**Work to do**
Extract exactly the lines from the top of the records through the line containing "from matplotlib.legend_handler import", and keep pictures out of the copy.

**Record excerpts**
======
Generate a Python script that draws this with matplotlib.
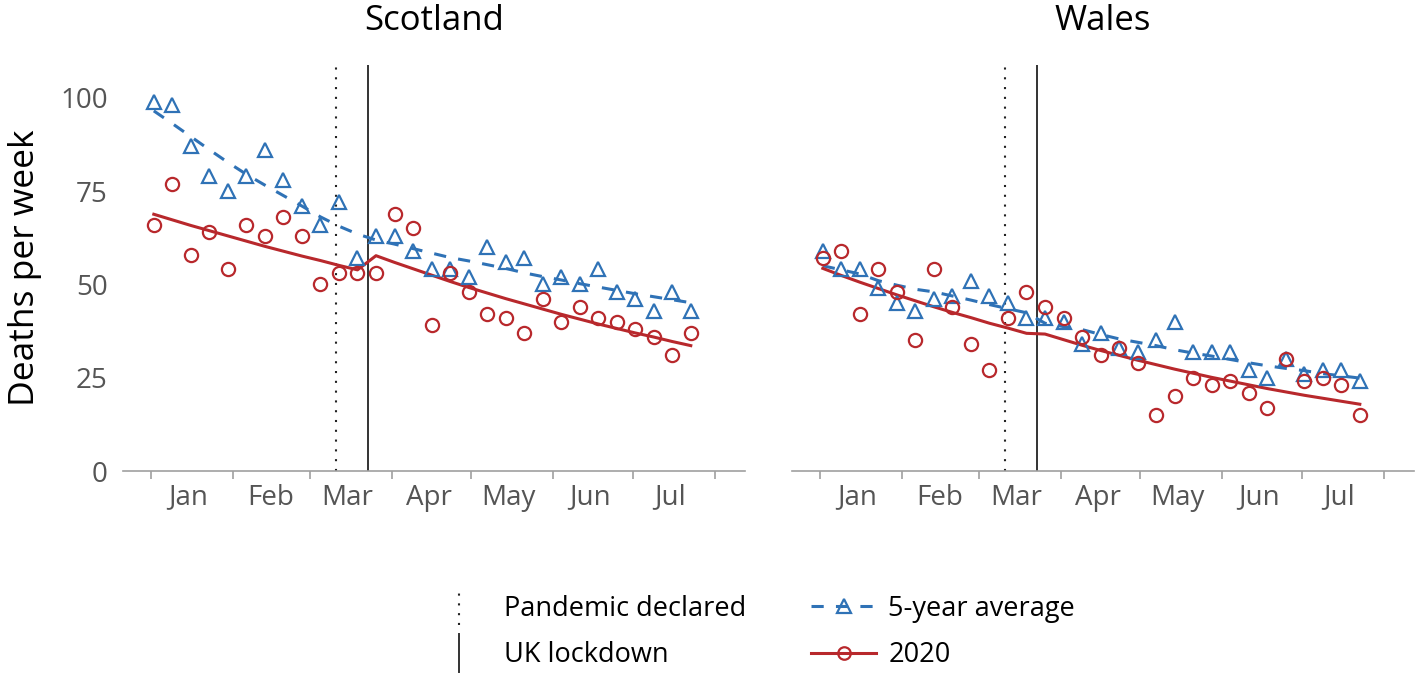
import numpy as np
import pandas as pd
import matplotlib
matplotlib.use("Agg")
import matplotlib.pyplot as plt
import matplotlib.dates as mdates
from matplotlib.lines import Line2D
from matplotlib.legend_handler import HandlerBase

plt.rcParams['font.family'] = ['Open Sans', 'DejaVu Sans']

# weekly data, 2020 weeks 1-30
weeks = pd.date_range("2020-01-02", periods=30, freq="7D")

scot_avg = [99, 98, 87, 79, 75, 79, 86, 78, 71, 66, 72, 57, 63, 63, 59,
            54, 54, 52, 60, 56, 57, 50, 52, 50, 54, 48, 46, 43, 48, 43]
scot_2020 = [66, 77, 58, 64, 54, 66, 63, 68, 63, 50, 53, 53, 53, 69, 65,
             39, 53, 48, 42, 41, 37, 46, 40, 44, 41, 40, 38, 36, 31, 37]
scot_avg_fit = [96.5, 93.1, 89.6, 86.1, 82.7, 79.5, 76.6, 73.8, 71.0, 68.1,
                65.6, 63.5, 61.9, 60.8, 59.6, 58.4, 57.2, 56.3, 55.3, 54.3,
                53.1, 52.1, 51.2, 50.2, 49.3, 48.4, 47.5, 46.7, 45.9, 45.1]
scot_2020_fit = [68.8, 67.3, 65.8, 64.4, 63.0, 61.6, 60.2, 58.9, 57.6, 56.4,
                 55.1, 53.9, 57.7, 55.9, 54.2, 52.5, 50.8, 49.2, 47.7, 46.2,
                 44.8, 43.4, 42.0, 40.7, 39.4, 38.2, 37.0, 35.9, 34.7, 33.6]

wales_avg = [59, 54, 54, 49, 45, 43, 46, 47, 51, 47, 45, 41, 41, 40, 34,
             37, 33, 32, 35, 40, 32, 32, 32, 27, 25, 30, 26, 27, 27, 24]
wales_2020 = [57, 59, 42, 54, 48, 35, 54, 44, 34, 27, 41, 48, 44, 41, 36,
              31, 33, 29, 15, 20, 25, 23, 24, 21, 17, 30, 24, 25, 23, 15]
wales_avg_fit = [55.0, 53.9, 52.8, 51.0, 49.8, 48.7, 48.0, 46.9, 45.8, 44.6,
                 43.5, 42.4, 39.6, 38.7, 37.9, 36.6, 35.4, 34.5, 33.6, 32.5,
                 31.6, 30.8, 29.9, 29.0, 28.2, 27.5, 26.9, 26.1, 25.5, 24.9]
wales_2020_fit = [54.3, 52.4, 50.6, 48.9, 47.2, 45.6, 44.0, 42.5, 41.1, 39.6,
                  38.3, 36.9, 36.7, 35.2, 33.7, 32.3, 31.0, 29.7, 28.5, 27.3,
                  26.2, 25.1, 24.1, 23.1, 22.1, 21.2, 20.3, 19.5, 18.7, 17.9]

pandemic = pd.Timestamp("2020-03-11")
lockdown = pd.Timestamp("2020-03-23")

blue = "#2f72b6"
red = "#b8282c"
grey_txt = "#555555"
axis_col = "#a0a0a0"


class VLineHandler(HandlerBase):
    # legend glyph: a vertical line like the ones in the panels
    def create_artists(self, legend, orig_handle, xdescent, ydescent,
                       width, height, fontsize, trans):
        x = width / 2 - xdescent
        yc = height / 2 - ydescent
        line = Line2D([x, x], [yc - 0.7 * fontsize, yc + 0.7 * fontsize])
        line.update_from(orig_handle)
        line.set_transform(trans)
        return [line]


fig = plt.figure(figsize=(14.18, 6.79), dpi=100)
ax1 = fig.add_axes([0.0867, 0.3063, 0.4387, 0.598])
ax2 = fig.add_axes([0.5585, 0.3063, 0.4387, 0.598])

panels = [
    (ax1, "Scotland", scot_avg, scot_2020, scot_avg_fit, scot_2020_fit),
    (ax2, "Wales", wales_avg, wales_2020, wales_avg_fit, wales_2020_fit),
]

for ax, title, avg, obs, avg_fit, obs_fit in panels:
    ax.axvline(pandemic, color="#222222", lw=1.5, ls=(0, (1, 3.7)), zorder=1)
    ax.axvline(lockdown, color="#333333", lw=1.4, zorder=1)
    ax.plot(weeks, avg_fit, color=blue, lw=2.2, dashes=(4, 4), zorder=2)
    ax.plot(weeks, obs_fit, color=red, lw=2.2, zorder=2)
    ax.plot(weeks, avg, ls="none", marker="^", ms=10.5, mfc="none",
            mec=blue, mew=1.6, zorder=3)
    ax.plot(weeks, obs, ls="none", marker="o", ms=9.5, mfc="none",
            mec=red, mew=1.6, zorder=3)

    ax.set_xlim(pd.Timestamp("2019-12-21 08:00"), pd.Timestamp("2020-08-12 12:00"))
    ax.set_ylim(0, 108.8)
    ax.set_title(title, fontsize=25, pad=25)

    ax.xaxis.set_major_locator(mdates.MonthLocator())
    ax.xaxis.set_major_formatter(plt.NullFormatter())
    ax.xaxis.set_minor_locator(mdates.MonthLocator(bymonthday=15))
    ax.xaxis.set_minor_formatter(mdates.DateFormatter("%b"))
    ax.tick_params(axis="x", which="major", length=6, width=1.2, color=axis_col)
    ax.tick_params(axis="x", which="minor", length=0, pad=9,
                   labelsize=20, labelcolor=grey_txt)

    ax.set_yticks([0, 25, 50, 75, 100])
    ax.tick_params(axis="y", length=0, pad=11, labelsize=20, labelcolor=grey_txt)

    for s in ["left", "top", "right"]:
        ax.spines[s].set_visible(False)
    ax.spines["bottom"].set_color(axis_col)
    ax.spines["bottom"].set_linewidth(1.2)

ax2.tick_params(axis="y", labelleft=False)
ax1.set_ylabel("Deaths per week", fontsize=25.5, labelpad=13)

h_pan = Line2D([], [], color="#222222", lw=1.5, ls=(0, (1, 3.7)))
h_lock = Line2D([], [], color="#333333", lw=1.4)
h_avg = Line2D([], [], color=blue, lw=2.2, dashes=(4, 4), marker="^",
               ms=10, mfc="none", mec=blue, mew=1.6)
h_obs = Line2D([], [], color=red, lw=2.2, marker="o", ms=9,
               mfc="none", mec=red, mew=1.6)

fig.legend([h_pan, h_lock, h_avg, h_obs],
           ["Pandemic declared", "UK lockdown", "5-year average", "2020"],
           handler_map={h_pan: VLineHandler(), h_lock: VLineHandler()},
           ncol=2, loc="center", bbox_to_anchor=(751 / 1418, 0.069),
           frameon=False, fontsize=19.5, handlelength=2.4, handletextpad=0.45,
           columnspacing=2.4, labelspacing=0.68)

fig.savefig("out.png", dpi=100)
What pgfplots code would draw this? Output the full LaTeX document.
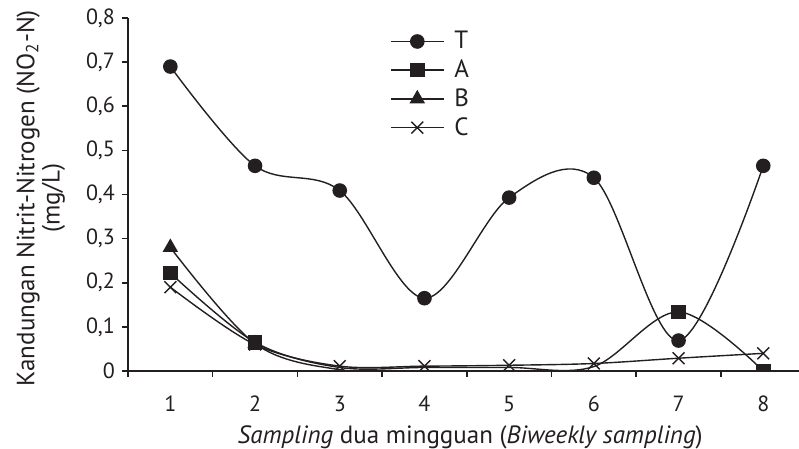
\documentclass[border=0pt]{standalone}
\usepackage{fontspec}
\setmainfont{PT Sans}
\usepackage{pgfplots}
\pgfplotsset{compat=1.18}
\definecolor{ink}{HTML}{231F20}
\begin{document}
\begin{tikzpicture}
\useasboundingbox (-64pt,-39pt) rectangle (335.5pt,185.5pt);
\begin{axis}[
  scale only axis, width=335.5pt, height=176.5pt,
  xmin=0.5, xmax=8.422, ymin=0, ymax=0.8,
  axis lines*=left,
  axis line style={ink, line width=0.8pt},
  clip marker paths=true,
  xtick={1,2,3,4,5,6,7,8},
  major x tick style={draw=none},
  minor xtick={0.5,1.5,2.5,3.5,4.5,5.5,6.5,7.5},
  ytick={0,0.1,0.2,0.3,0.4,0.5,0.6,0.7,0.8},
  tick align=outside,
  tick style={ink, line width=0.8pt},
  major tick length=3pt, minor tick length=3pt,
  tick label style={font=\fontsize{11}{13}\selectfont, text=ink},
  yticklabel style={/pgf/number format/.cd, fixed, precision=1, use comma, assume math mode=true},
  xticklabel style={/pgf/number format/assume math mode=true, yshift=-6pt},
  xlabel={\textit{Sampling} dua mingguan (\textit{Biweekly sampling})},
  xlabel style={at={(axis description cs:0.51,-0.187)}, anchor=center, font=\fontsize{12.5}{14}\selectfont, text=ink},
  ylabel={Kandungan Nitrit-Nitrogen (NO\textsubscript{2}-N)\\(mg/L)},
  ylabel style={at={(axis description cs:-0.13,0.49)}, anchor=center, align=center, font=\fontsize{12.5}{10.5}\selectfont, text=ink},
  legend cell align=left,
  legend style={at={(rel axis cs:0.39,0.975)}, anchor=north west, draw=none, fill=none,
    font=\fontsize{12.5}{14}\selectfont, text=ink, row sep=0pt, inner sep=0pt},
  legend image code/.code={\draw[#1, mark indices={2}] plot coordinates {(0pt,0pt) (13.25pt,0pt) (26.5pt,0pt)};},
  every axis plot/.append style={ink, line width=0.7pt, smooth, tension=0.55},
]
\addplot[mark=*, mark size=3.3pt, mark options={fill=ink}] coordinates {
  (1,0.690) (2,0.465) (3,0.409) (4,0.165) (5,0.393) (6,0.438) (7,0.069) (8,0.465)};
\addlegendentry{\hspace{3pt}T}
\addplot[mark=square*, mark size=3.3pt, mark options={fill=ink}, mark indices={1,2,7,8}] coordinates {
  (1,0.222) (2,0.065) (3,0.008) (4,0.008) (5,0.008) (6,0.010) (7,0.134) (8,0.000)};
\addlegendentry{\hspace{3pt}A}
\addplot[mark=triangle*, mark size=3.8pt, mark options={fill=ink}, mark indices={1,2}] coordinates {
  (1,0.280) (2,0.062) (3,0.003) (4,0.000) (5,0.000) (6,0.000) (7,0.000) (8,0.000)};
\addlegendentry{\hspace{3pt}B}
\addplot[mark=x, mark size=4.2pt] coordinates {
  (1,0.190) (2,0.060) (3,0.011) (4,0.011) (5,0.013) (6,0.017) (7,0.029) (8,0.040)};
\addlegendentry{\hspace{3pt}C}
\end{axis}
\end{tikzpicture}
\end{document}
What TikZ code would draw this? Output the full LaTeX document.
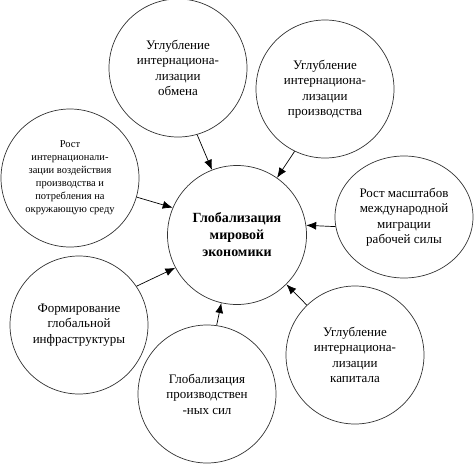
======
**Task result**
Generate a Python script that draws this with matplotlib.
import numpy as np
import pandas as pd
import matplotlib
matplotlib.use("Agg")
import matplotlib.pyplot as plt
import matplotlib.dates as mdates
from matplotlib.lines import Line2D
from matplotlib.legend_handler import HandlerBase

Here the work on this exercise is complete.